**Material for the task**:
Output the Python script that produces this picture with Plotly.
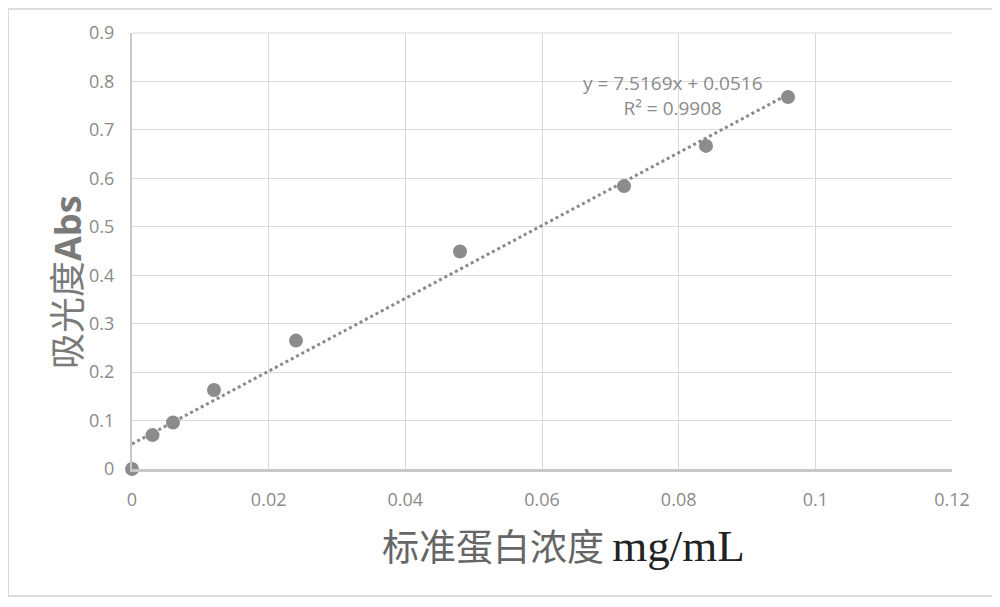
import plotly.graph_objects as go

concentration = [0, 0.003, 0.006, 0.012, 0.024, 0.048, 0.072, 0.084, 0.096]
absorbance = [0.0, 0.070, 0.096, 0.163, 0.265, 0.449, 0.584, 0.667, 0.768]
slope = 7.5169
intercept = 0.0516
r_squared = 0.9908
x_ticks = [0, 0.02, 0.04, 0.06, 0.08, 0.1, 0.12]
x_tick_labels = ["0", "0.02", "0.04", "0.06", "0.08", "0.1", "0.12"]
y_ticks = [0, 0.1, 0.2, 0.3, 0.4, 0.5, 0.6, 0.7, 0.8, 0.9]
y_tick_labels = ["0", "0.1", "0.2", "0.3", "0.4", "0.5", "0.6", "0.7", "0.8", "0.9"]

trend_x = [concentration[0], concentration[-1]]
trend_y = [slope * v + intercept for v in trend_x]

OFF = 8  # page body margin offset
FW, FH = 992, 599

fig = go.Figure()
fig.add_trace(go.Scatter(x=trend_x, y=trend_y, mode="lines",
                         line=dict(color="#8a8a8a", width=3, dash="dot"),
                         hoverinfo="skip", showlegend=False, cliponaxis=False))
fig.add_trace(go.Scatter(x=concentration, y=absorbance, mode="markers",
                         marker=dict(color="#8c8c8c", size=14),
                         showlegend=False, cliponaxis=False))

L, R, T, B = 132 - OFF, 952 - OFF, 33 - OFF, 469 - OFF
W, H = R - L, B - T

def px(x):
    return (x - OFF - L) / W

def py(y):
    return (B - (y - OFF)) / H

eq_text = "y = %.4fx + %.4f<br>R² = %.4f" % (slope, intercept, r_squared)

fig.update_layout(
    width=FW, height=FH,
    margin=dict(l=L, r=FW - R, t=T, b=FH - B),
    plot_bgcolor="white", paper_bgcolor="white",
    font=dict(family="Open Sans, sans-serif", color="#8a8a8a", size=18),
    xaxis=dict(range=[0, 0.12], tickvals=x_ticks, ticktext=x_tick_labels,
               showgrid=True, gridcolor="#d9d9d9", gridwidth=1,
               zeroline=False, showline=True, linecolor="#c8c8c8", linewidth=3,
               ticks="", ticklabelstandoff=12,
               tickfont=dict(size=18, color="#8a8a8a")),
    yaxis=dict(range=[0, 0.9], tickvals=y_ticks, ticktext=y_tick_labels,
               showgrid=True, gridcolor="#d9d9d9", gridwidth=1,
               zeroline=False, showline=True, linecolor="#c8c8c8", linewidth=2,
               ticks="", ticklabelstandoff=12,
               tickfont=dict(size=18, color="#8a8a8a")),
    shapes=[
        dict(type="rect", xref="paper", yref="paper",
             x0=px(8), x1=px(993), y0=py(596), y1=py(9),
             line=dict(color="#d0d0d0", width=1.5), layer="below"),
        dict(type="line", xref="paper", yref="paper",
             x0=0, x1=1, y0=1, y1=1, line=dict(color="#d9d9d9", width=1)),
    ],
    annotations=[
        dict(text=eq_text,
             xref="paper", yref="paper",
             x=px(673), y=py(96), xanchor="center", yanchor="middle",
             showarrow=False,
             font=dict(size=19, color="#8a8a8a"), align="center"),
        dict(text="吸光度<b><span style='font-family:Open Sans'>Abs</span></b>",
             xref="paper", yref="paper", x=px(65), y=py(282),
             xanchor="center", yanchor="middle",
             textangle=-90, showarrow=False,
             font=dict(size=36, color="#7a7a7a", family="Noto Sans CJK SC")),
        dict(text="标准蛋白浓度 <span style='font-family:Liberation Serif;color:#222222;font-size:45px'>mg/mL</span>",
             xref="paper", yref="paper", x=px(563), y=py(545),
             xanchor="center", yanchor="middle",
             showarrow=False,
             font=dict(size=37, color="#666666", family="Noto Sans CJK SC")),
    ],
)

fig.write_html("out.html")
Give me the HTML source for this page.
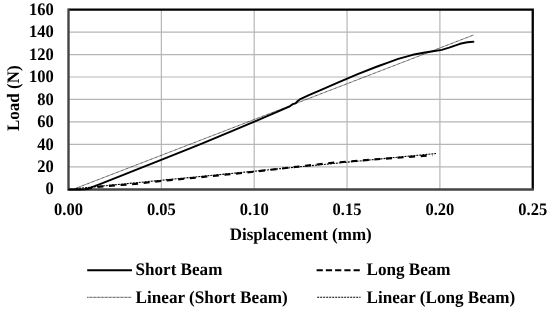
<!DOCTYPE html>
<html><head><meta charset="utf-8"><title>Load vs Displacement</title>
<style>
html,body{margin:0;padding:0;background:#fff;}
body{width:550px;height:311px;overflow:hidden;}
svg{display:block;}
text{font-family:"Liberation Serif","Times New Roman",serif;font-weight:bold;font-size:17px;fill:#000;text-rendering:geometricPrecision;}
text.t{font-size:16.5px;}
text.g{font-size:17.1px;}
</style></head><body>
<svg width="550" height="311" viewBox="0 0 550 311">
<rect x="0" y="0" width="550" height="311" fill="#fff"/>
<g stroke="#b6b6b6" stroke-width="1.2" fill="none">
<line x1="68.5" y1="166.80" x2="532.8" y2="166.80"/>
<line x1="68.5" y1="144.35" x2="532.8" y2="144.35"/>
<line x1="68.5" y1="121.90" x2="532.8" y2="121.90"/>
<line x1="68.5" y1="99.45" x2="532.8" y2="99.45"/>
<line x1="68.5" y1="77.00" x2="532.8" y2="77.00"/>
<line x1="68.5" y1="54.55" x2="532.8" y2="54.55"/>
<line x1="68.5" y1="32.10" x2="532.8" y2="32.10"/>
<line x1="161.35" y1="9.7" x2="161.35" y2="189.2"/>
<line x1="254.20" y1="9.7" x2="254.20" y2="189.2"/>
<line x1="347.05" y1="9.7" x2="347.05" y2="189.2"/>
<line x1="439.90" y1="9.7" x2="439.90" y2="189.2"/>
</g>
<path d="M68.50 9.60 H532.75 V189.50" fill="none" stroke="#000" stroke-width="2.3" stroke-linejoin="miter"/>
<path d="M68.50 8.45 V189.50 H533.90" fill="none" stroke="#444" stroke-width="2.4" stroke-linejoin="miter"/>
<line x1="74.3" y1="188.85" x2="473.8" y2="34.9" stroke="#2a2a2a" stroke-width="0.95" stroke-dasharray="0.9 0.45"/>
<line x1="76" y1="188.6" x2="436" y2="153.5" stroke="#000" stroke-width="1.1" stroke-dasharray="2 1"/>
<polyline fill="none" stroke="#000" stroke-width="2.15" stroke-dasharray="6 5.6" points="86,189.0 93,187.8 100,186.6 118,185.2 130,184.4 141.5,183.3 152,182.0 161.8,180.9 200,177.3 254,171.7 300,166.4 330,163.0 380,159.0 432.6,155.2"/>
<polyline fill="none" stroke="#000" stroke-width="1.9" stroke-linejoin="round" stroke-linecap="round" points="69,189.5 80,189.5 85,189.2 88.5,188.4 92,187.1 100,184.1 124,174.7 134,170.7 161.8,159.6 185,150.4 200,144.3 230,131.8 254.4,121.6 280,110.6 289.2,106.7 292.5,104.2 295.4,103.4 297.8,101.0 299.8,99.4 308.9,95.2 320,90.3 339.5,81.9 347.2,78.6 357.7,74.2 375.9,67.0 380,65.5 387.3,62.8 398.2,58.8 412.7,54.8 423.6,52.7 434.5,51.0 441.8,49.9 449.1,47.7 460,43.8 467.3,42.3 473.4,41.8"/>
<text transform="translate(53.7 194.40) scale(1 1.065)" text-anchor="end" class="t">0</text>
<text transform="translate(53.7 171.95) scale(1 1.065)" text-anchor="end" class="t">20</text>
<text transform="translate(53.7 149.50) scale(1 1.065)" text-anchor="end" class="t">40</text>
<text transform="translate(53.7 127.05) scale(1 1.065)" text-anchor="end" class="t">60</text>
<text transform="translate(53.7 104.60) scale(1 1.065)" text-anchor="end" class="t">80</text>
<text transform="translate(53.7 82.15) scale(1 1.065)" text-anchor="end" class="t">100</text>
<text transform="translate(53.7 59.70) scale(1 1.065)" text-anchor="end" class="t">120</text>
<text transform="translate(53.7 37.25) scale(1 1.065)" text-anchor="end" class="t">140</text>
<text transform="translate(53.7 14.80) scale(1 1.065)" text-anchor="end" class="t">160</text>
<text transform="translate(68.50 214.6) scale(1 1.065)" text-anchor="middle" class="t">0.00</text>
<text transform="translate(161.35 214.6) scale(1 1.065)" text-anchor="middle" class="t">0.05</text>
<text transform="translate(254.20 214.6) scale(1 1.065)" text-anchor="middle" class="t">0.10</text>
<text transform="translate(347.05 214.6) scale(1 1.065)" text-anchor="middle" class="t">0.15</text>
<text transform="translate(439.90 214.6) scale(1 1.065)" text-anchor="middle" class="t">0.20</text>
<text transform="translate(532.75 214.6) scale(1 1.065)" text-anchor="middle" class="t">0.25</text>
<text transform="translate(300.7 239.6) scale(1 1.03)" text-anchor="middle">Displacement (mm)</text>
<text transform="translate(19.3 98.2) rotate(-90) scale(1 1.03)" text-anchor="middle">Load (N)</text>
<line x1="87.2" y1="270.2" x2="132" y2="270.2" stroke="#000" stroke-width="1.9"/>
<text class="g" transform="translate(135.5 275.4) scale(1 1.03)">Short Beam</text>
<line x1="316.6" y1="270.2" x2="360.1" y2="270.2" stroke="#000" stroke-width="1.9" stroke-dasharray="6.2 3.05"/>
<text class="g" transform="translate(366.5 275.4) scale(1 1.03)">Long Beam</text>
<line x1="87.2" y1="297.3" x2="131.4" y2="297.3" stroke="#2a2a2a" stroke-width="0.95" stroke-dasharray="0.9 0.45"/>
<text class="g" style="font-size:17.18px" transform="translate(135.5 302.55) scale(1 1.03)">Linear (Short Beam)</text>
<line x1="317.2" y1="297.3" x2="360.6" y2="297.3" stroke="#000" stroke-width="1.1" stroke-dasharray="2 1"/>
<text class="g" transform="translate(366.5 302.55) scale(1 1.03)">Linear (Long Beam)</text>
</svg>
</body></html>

**Task**: The lines from the top of the data above through the one holding "FW, FH = 992, 599" are to be repeated exactly, and only those, with no pictures.

**Output for this exercise**:
Output the Python script that produces this picture with Plotly.
import plotly.graph_objects as go

concentration = [0, 0.003, 0.006, 0.012, 0.024, 0.048, 0.072, 0.084, 0.096]
absorbance = [0.0, 0.070, 0.096, 0.163, 0.265, 0.449, 0.584, 0.667, 0.768]
slope = 7.5169
intercept = 0.0516
r_squared = 0.9908
x_ticks = [0, 0.02, 0.04, 0.06, 0.08, 0.1, 0.12]
x_tick_labels = ["0", "0.02", "0.04", "0.06", "0.08", "0.1", "0.12"]
y_ticks = [0, 0.1, 0.2, 0.3, 0.4, 0.5, 0.6, 0.7, 0.8, 0.9]
y_tick_labels = ["0", "0.1", "0.2", "0.3", "0.4", "0.5", "0.6", "0.7", "0.8", "0.9"]

trend_x = [concentration[0], concentration[-1]]
trend_y = [slope * v + intercept for v in trend_x]

OFF = 8  # page body margin offset
FW, FH = 992, 599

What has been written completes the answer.